Director of the Free Speech Center at Middle Tennessee State University Ken Paulson, a former attorney and journalist who has worked as the editor of USA Today and dean of MTSU's College of Media and Entertainment, said that the station's sales pitch was probably legal, but said it certainly raised ethical questions.
"What the station is doing is tacky but is not illegal. They are offering what is known as advertorial content, which means it's really an ad but looks like news," Paulson said Tuesday. "It's a very common practice, especially for noontime local news shows. In effect, they are treating mayoral candidates the same way they treat chiropractors and florists."
The proposition gave some candidates pause and spurred candidate Christopher Dahl, a local historian and activist, to post a photo of the letter on his public Facebook account, with an excerpt from the Federal Communications Commission's guidelines for equal candidate appearances as the caption.

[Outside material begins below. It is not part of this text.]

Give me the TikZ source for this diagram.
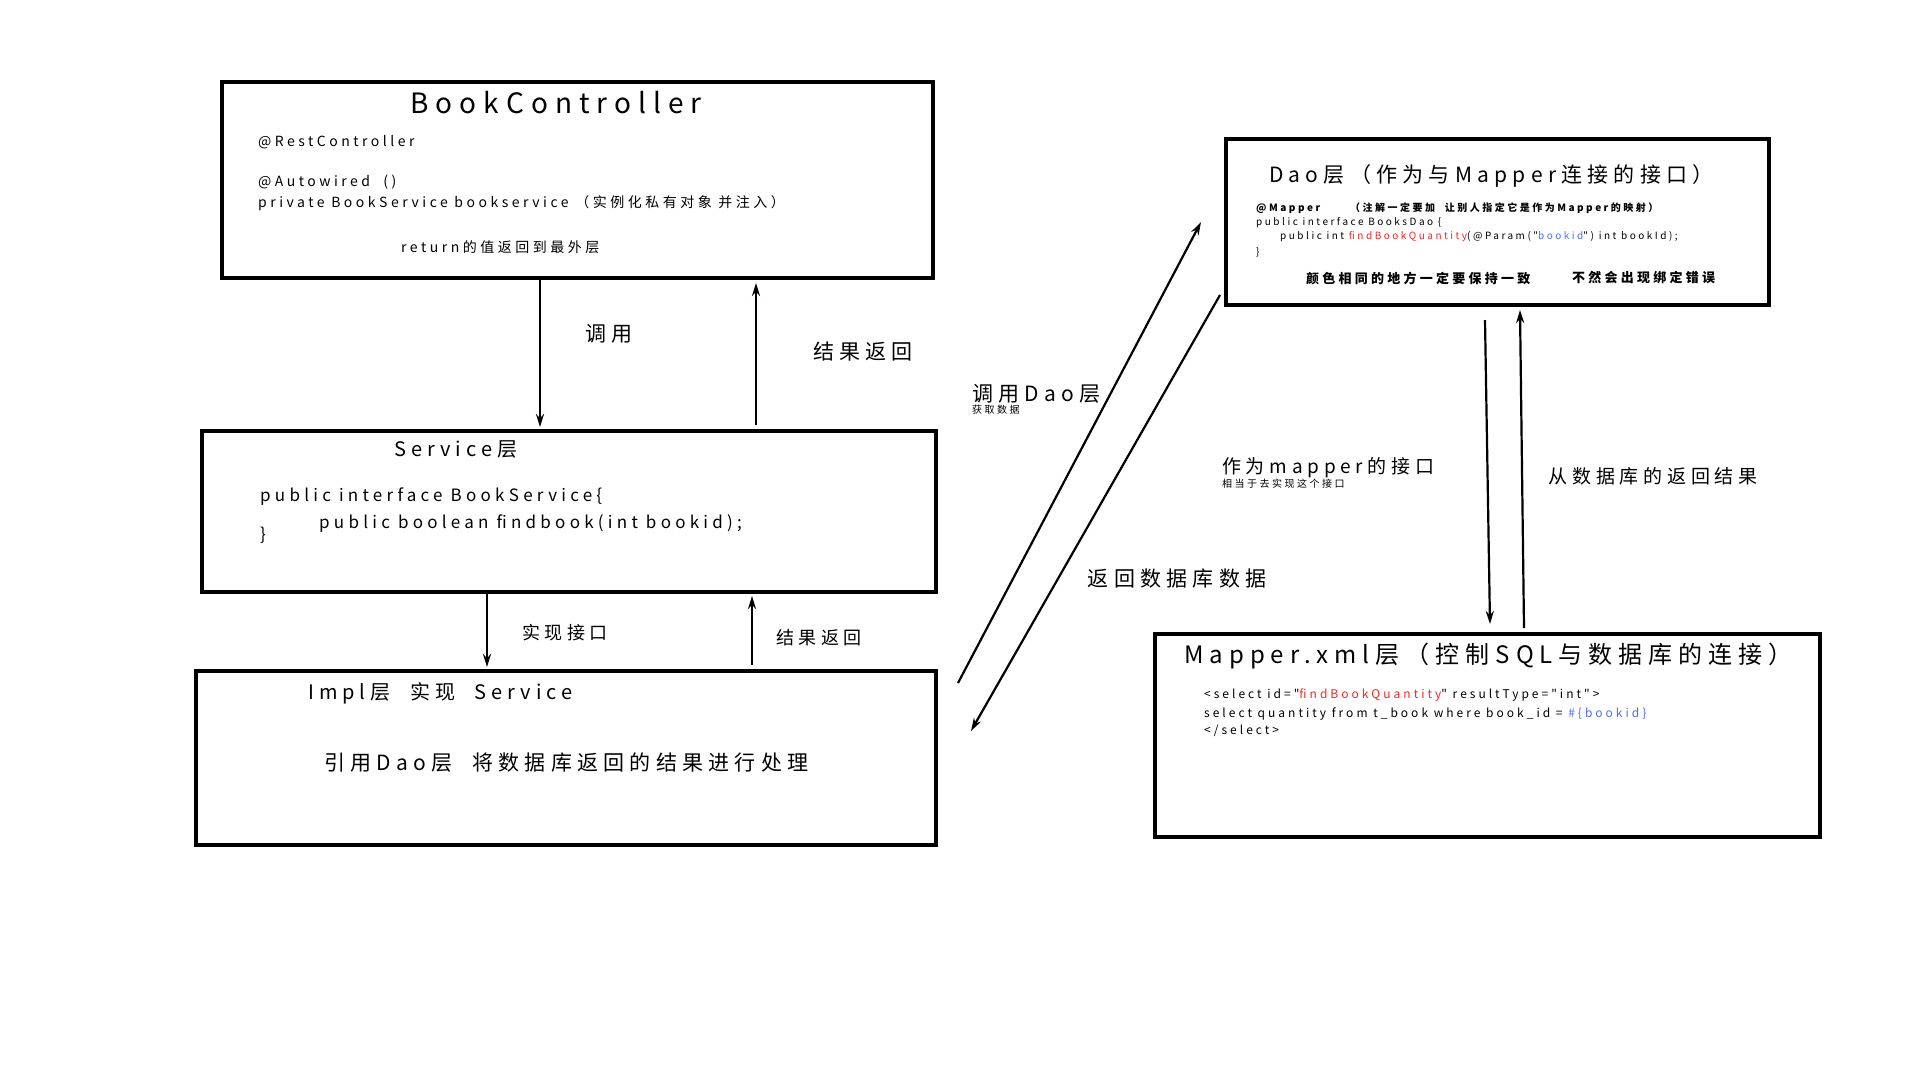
\documentclass[tikz,border=0pt]{standalone}
\usepackage{fontspec}
\setmainfont{Noto Sans CJK SC}
\newfontfamily\spfam[LetterSpace=25]{Noto Sans CJK SC}
\usetikzlibrary{arrows.meta}
\definecolor{cred}{RGB}{235,40,40}
\definecolor{cblue}{RGB}{80,110,240}
\begin{document}
\begin{tikzpicture}[x=1pt,y=-1pt,
  box/.style={draw,line width=3.5pt},
  txt/.style={anchor=west,inner sep=0pt,font=\spfam},
  arr/.style={line width=2.2pt,-{Stealth[length=13pt,width=8pt]}}]
\useasboundingbox (0,0) rectangle (1920,1080);
\draw[box] (222,82) rectangle (933,278);
\draw[box] (202,431) rectangle (936,592);
\draw[box] (196,671) rectangle (936,845);
\draw[box] (1226,139) rectangle (1769,305);
\draw[box] (1155,634) rectangle (1820,837);
% controller
\node (t1) at (556,103) {\spfam\fontsize{28}{30}\selectfont BookController};
\node[txt] (c1) at (258,142) {\fontsize{14}{16}\selectfont @RestController};
\node[txt] (c2) at (258,182) {\fontsize{14}{16}\selectfont @Autowired\ \ ()};
\node[txt] (c3) at (258,203) {\fontsize{14}{16}\selectfont private BookService bookservice （实例化私有对象 并注入）};
\node[txt] (c4) at (401,247) {\fontsize{14}{16}\selectfont return的值返回到最外层};
% service
\node[txt] (s0) at (394,449) {\fontsize{20}{22}\selectfont Service层};
\node[txt] (s1) at (260,497) {\fontsize{17}{19}\selectfont public interface BookService\{};
\node[txt] (s2) at (319,523) {\fontsize{17}{19}\selectfont public boolean findbook(int bookid);};
\node[txt] (s3) at (260,535) {\fontsize{17}{19}\selectfont \}};
% impl
\node[txt] (i0) at (308,693) {\fontsize{20}{22}\selectfont Impl层\quad 实现\ \ Service};
\node[txt] (i1) at (324,763) {\fontsize{21}{23}\selectfont 引用Dao层\ \ 将数据库返回的结果进行处理};
% dao
\node[txt] (d0) at (1269,176) {\fontsize{21}{23}\selectfont Dao层（作为与Mapper连接的接口）};
\node[txt] (d1) at (1256,208) {\fontsize{10}{12}\selectfont\bfseries @Mapper\qquad\quad （注解一定要加\ \ 让别人指定它是作为Mapper的映射）};
\node[txt] (d2) at (1256,223) {\fontsize{10}{12}\selectfont public interface BooksDao \{};
\node[txt] (d3) at (1280,237) {\fontsize{10}{12}\selectfont public int \textcolor{cred}{findBookQuantity}(@Param("\textcolor{cblue}{bookid}") int bookId);};
\node[txt] (d4) at (1256,252) {\fontsize{10}{12}\selectfont \}};
\node[txt] (d5) at (1306,278) {\fontsize{13}{15}\selectfont\bfseries 颜色相同的地方一定要保持一致};
\node[txt] (d6) at (1572,278) {\fontsize{13}{15}\selectfont\bfseries 不然会出现绑定错误};
% mapper
\node[txt] (m0) at (1184,656) {\fontsize{24}{26}\selectfont Mapper.xml层（控制SQL与数据库的连接）};
\node[txt] (m1) at (1204,695) {\fontsize{12}{14}\selectfont <select id="\textcolor{cred}{findBookQuantity}" resultType="int">};
\node[txt] (m2) at (1204,714) {\fontsize{12}{14}\selectfont select quantity from t\_book where book\_id = \textcolor{cblue}{\#\{bookid\}}};
\node[txt] (m3) at (1204,731) {\fontsize{12}{14}\selectfont </select>};
% arrows
\coordinate (a1s) at (540,280); \coordinate (a1e) at (540,427);
\coordinate (a2s) at (756,425); \coordinate (a2e) at (756,283);
\coordinate (a3s) at (487,593); \coordinate (a3e) at (487,667);
\coordinate (a4s) at (752,665); \coordinate (a4e) at (752,596);
\coordinate (a5s) at (958,683); \coordinate (a5e) at (1201,222);
\coordinate (a6s) at (1220,295); \coordinate (a6e) at (971,731);
\coordinate (a7s) at (1485,320); \coordinate (a7e) at (1490,624);
\coordinate (a8s) at (1524,628); \coordinate (a8e) at (1520,310);
\foreach \i in {1,...,8} \draw[arr] (a\i s) -- (a\i e);
\node (l1) at (609,334) {\spfam\fontsize{21}{23}\selectfont 调用};
\node (l2) at (863,352) {\spfam\fontsize{21}{23}\selectfont 结果返回};
\node[txt,align=left] (l3) at (972,399) {\fontsize{21}{21}\selectfont 调用Dao层\\获取数据};
\node[txt,align=left] (l4) at (1222,473) {\fontsize{19}{21}\selectfont 作为mapper的接口\\相当于去实现这个接口};
\node (l5) at (1653,476) {\spfam\fontsize{19}{21}\selectfont 从数据库的返回结果};
\node (l6) at (1177,579) {\spfam\fontsize{21}{23}\selectfont 返回数据库数据};
\node (l7) at (565,633) {\spfam\fontsize{18}{20}\selectfont 实现接口};
\node (l8) at (819,638) {\spfam\fontsize{18}{20}\selectfont 结果返回};
\end{tikzpicture}
\end{document}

"Except as otherwise indicated in § 73.1944, no station licensee is required to permit the use of its facilities by any legally qualified candidate for public office, but if any licensee shall permit any such candidate to use its facilities, it shall afford equal opportunities to all other candidates for that office to use such facilities. Such licensee shall have no power of censorship over the material broadcast by any such candidate," the regulation reads.
Not all candidates said they received the letter.

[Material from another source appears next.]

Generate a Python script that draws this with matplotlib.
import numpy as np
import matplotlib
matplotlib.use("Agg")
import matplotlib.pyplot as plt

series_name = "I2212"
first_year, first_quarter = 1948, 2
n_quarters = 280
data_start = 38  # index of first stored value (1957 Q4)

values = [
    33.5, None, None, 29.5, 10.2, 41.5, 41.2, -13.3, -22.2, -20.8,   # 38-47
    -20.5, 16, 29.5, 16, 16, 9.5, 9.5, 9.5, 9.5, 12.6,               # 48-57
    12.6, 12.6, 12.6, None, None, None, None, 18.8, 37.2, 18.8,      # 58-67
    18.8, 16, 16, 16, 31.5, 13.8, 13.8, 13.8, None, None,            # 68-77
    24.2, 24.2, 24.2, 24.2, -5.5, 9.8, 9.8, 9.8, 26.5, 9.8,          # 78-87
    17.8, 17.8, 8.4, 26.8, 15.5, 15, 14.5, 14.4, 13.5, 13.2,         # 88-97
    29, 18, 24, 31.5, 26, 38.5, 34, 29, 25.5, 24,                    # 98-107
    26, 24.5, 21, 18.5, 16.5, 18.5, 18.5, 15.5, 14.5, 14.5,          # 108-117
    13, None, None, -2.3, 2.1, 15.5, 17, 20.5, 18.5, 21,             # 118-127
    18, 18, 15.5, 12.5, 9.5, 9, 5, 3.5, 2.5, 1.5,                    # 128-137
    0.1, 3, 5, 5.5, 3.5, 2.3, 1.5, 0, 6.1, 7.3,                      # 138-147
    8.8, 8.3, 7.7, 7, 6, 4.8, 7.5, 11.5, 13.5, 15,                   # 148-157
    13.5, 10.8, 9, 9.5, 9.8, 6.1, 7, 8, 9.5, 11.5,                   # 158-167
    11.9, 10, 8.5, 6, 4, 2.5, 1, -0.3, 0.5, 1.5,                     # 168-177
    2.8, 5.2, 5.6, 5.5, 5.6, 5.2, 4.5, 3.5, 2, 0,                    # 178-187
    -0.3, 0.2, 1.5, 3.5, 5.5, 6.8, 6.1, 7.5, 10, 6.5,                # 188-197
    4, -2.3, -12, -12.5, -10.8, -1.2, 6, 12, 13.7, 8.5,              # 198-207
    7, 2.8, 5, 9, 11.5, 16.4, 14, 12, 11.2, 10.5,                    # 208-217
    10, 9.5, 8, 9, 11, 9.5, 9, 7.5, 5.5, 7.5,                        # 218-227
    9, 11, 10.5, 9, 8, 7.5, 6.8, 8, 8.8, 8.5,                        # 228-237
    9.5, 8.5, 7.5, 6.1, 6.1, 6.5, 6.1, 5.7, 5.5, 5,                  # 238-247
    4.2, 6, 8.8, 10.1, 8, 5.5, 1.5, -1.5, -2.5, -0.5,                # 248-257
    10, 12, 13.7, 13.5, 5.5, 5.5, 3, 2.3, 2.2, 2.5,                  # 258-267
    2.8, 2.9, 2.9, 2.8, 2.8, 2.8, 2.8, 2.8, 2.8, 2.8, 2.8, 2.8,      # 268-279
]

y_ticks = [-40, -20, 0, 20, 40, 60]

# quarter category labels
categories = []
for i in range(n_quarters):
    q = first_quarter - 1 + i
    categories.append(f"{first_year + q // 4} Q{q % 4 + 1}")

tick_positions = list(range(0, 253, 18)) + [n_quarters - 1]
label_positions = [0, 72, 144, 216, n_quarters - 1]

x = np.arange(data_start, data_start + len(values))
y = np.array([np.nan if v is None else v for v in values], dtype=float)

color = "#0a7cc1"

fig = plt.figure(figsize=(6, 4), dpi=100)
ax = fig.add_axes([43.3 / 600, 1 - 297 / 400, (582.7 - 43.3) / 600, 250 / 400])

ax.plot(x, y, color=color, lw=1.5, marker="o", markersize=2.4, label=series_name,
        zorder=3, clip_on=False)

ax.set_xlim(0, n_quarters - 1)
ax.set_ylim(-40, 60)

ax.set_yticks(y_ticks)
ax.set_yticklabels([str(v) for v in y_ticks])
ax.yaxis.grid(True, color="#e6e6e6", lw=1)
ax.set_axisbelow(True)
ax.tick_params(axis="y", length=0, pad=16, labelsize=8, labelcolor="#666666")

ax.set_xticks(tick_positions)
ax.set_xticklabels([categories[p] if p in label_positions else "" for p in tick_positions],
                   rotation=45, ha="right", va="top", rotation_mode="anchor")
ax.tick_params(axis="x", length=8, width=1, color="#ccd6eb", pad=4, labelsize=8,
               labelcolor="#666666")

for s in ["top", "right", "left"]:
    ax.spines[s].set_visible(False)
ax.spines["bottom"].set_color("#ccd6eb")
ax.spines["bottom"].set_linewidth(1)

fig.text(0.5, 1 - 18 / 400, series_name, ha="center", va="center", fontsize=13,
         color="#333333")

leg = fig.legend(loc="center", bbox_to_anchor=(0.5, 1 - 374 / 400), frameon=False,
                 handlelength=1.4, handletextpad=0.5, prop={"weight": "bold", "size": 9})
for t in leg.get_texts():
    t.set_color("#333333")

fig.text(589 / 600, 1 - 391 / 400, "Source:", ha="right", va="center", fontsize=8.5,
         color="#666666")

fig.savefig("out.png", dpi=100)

On Tuesday, the Times Free Press got responses from eight of the 14 mayoral candidates. Seven candidates or their campaigns verified that they received the letter. One said he has not received any such offer.
"I didn't get a thing from Channel 9," Candidate Andrew McLaren said when asked late Tuesday. "I did not get that, and I think that that's very shady. They should not be doing that at all."

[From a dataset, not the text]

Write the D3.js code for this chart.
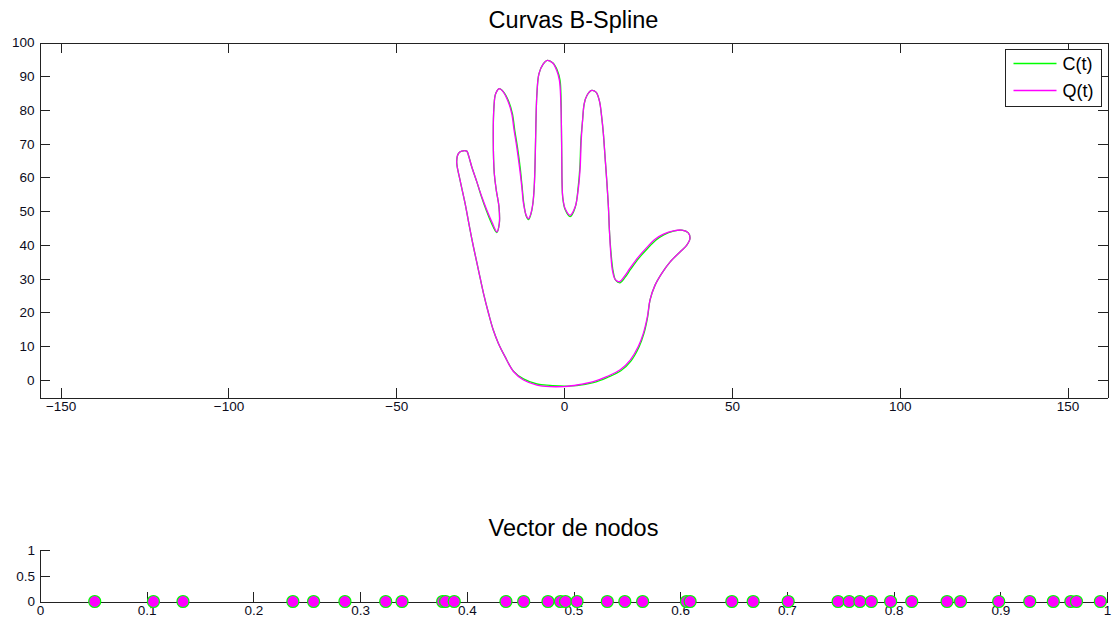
<!DOCTYPE html>
<html lang="es">
<head>
<meta charset="utf-8">
<title>Curvas B-Spline</title>
<script src="https://cdn.jsdelivr.net/npm/d3@7"></script>
<style>
  body { margin: 0; background: #fff; }
  svg { display: block; font-family: "Liberation Sans", Arial, sans-serif; }
  .axis path, .axis line { stroke: #222; shape-rendering: crispEdges; }
  .axis text { font-size: 13.5px; fill: #0c0c1c; font-family: "Liberation Sans", Arial, sans-serif; }
</style>
</head>
<body>
<script>
// Q(t): aproximada (magenta), [x, y]
var curveQ = [
  [0,-1.97],[-4.2,-1.97],[-8.1,-1.5],[-12.1,0],[-15.1,2.5],[-17.6,6.9],[-19.6,10.9],
  [-21.1,14.8],[-22.5,19.7],[-24.0,25.6],[-25.5,32.5],[-27.0,39.4],[-28.2,45.4],[-29.5,52.3],
  [-31.0,59.2],[-32.0,64.6],[-31.5,67.1],[-30.5,67.8],[-29.0,67.8],[-28.5,66.6],[-27.5,63.1],
  [-26.0,58.7],[-24.5,54.2],[-23.0,50.3],[-21.5,46.8],[-20.0,43.9],[-19.3,46.4],[-19.4,51.3],
  [-20.2,56.2],[-20.8,61.2],[-21.1,71.0],[-20.9,80.9],[-20.4,84.8],[-19.3,86.3],[-18.1,85.3],
  [-16.6,82.3],[-15.6,78.9],[-14.9,74.0],[-14.1,69.0],[-13.3,63.1],[-12.6,57.2],[-12.1,52.3],
  [-11.3,48.8],[-10.6,47.8],[-9.9,49.3],[-9.3,52.3],[-8.9,57.2],[-8.6,66.1],[-8.4,75.9],
  [-8.1,84.8],[-7.5,90.7],[-6.3,93.5],[-5.0,94.7],[-3.4,93.9],[-2.2,91.7],[-1.4,88.8],
  [-1.0,82.8],[-0.8,74.9],[-0.7,66.1],[-0.6,58.2],[-0.4,54.2],[0.3,50.8],[1.8,48.8],
  [3.3,51.3],[4.3,57.2],[4.8,63.1],[5.1,71.0],[5.5,76.9],[6.0,81.9],[6.8,84.3],[8.2,85.8],
  [9.5,85.3],[10.5,82.8],[11.2,77.9],[11.7,73.0],[12.2,66.1],[12.7,59.2],[13.2,51.3],
  [13.5,44.4],[13.9,37.5],[14.4,32.5],[15.2,29.8],[16.5,29.1],[17.9,30.6],[19.7,33.2],
  [22.1,36.4],[24.6,39.2],[27.1,41.7],[29.6,43.2],[32.6,44.2],[35.1,44.4],[37.0,43.6],
  [37.5,41.9],[36.5,39.9],[34.6,38.0],[31.6,35.0],[29.1,31.6],[27.1,28.1],[25.6,23.7],
  [24.8,18.7],[23.6,13.8],[22.1,9.9],[19.7,5.9],[16.7,3.0],[12.7,1.0],[8.7,-0.5],
  [3.8,-1.5],[0,-1.97]
];

// C(t): original (green), almost on top of Q(t)
var curveC = [
  [0,-1.8],[-4.2,-1.6],[-8.1,-1.2],[-12.1,0.3],[-15.1,2.6],[-17.6,6.9],[-19.6,10.9],
  [-21.1,14.8],[-22.5,19.7],[-24.0,25.6],[-25.5,32.5],[-27.0,39.4],[-28.2,45.4],[-29.5,52.3],
  [-31.0,59.2],[-32.0,64.6],[-31.5,67.1],[-30.5,67.8],[-29.0,67.8],[-28.5,66.6],[-27.5,63.1],
  [-26.0,58.7],[-24.6,54.2],[-23.2,50.3],[-21.7,46.6],[-20.1,43.7],[-19.3,46.4],[-19.4,51.3],
  [-20.2,56.2],[-20.8,61.2],[-21.1,71.0],[-20.9,80.9],[-20.4,84.8],[-19.3,86.3],[-18.0,85.3],
  [-16.4,82.3],[-15.4,78.9],[-14.7,74.0],[-13.9,69.0],[-13.1,63.1],[-12.5,57.2],[-12.0,52.3],
  [-11.3,48.6],[-10.6,47.5],[-9.9,49.1],[-9.3,52.3],[-8.9,57.2],[-8.6,66.1],[-8.4,75.9],
  [-8.1,84.8],[-7.5,90.7],[-6.3,93.5],[-5.0,94.7],[-3.3,93.9],[-2.0,91.7],[-1.2,88.8],
  [-0.9,82.8],[-0.8,74.9],[-0.7,66.1],[-0.6,58.2],[-0.4,54.0],[0.3,50.5],[1.8,48.4],
  [3.3,51.1],[4.2,57.2],[4.7,63.1],[5.0,71.0],[5.5,76.9],[6.0,81.9],[6.8,84.3],[8.2,85.8],
  [9.5,85.3],[10.5,82.8],[11.2,77.9],[11.7,73.0],[12.2,66.1],[12.7,59.2],[13.2,51.3],
  [13.5,44.4],[14.0,37.5],[14.6,32.3],[15.4,29.5],[16.7,28.8],[18.1,30.3],[19.9,32.9],
  [22.3,36.1],[24.8,38.9],[27.3,41.4],[29.7,43.0],[32.6,44.1],[35.1,44.4],[37.0,43.6],
  [37.5,41.9],[36.5,39.9],[34.6,38.0],[31.6,35.0],[29.1,31.6],[27.1,28.1],[25.6,23.7],
  [24.9,18.7],[23.8,13.8],[22.3,9.7],[19.9,5.6],[16.9,2.7],[12.8,0.7],[8.7,-0.8],
  [3.8,-1.7],[0,-1.8]
];

// Vector de nodos (knot values)
var knots = [
  0.0513, 0.1063, 0.1340, 0.2370, 0.2564, 0.2858, 0.3240, 0.3393, 0.3774, 0.3801,
  0.3882, 0.4367, 0.4533, 0.4761, 0.4878, 0.4925, 0.5033, 0.5317, 0.5481, 0.5648,
  0.6059, 0.6093, 0.6484, 0.6684, 0.7012, 0.7480, 0.7584, 0.7684, 0.7791, 0.7972,
  0.8170, 0.8501, 0.8627, 0.8985, 0.9276, 0.9497, 0.9661, 0.9714, 0.9938
];

var seriesNames = ["C(t)", "Q(t)"];
var seriesColors = ["#00ff00", "#ff00ff"];

var topXTicks = [-150, -100, -50, 0, 50, 100, 150];
var topYTicks = [0, 10, 20, 30, 40, 50, 60, 70, 80, 90, 100];
var knotXTicks = [0, 0.1, 0.2, 0.3, 0.4, 0.5, 0.6, 0.7, 0.8, 0.9, 1];
var knotYTicks = [0, 0.5, 1];

var W = 1114, H = 622;
var svg = d3.select("body").append("svg").attr("width", W).attr("height", H);

// ---------- top plot ----------
var L = 39.5, R = 1107.5, T = 42.5, B = 397.5;

var x = d3.scaleLinear().domain([-156.3, 161.9]).range([L, R]);
var y = d3.scaleLinear().domain([-5.2, 100]).range([B, T]);

svg.append("text")
  .attr("x", (L + R) / 2).attr("y", 28)
  .attr("text-anchor", "middle")
  .style("font-size", "23.5px").style("fill", "#000")
  .text("Curvas B-Spline");

svg.append("g").attr("class", "axis")
  .attr("transform", "translate(0," + B + ")")
  .call(d3.axisBottom(x).tickValues(topXTicks).tickSize(-10).tickSizeOuter(0).tickPadding(4));
svg.append("g").attr("class", "axis")
  .attr("transform", "translate(0," + T + ")")
  .call(d3.axisTop(x).tickValues(topXTicks).tickSize(-10).tickSizeOuter(0).tickFormat(""));
svg.append("g").attr("class", "axis")
  .attr("transform", "translate(" + L + ",0)")
  .call(d3.axisLeft(y).tickValues(topYTicks).tickSize(-10).tickSizeOuter(0).tickPadding(5));
svg.append("g").attr("class", "axis")
  .attr("transform", "translate(" + R + ",0)")
  .call(d3.axisRight(y).tickValues(topYTicks).tickSize(-10).tickSizeOuter(0).tickFormat(""));

var line = d3.line()
  .x(function(d) { return x(d[0]); })
  .y(function(d) { return y(d[1]); })
  .curve(d3.curveCatmullRom.alpha(0.5));

var curves = [curveC, curveQ];
svg.selectAll("path.curve")
  .data(curves)
  .enter()
  .append("path")
  .attr("class", "curve")
  .attr("d", line)
  .attr("fill", "none")
  .attr("stroke", function(d, i) { return seriesColors[i]; })
  .attr("stroke-width", 1.3);

// legend
var lg = svg.append("g").attr("transform", "translate(1005.5,49.5)");
lg.append("rect").attr("width", 96).attr("height", 57)
  .attr("fill", "#fff").attr("stroke", "#222");
seriesNames.forEach(function(name, i) {
  var ly = 14 + i * 27;
  lg.append("line").attr("x1", 8).attr("x2", 51).attr("y1", ly).attr("y2", ly)
    .attr("stroke", seriesColors[i]).attr("stroke-width", 1.3);
  lg.append("text").attr("x", 57).attr("y", ly).attr("dy", "0.35em")
    .style("font-size", "18px").style("fill", "#000").text(name);
});

// ---------- knot vector plot ----------
var L2 = 40, R2 = 1107, T2 = 550, B2 = 601.5;
var kx = d3.scaleLinear().domain([0, 1]).range([L2, R2]);
var ky = d3.scaleLinear().domain([0, 1]).range([B2, T2]);

svg.append("text")
  .attr("x", (L2 + R2) / 2).attr("y", 536)
  .attr("text-anchor", "middle")
  .style("font-size", "23.5px").style("fill", "#000")
  .text("Vector de nodos");

svg.append("g").attr("class", "axis")
  .attr("transform", "translate(0," + B2 + ")")
  .call(d3.axisBottom(kx).tickValues(knotXTicks).tickSize(-10).tickSizeOuter(0).tickPadding(4)
    .tickFormat(d3.format("~g")));
svg.append("g").attr("class", "axis")
  .attr("transform", "translate(" + L2 + ",0)")
  .call(d3.axisLeft(ky).tickValues(knotYTicks).tickSize(-10).tickSizeOuter(0).tickPadding(5)
    .tickFormat(d3.format("~g")));

svg.selectAll("circle.knot")
  .data(knots)
  .enter()
  .append("circle")
  .attr("class", "knot")
  .attr("cx", function(d) { return kx(d); })
  .attr("cy", ky(0))
  .attr("r", 6)
  .attr("fill", "#ff00ff")
  .attr("stroke", "#00ff00")
  .attr("stroke-width", 1.2);
</script>
</body>
</html>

Even if each candidate got the same offer, Paulson said the pay-to-play offers raise questions about the station's actual news coverage under a separate FCC requirement.
"In essence, the station is offering an advertising opportunity to all the candidates. But that doesn't tell us whether they're going to cover the candidates similarly in other news coverage, and that's something you obviously want to ask them to do," Paulson added. "What would clearly be wrong is if the only coverage came in the form of paid coverage. If they covered nothing else and simply offer an advertising opportunity, the station would probably be in violation of its FCC required public service to community."
Ricke said he believes the news department will do similar interviews, but could not confirm.
"Right now, we're offering it for the 'This N That' show. We have let our news division know what we're doing. And I believe they're going to be reaching out to each candidate for a separate piece, but not in a non-scripted environment," Ricke said.
"Usually when the news interviews someone, they're the ones with the questions. 'This N That' is a sales program, so it's really their platform to say what they would like to say."
While several mayoral candidates have been covered on Channel 9, some candidates had not yet been named in a single story on their website, as of Tuesday.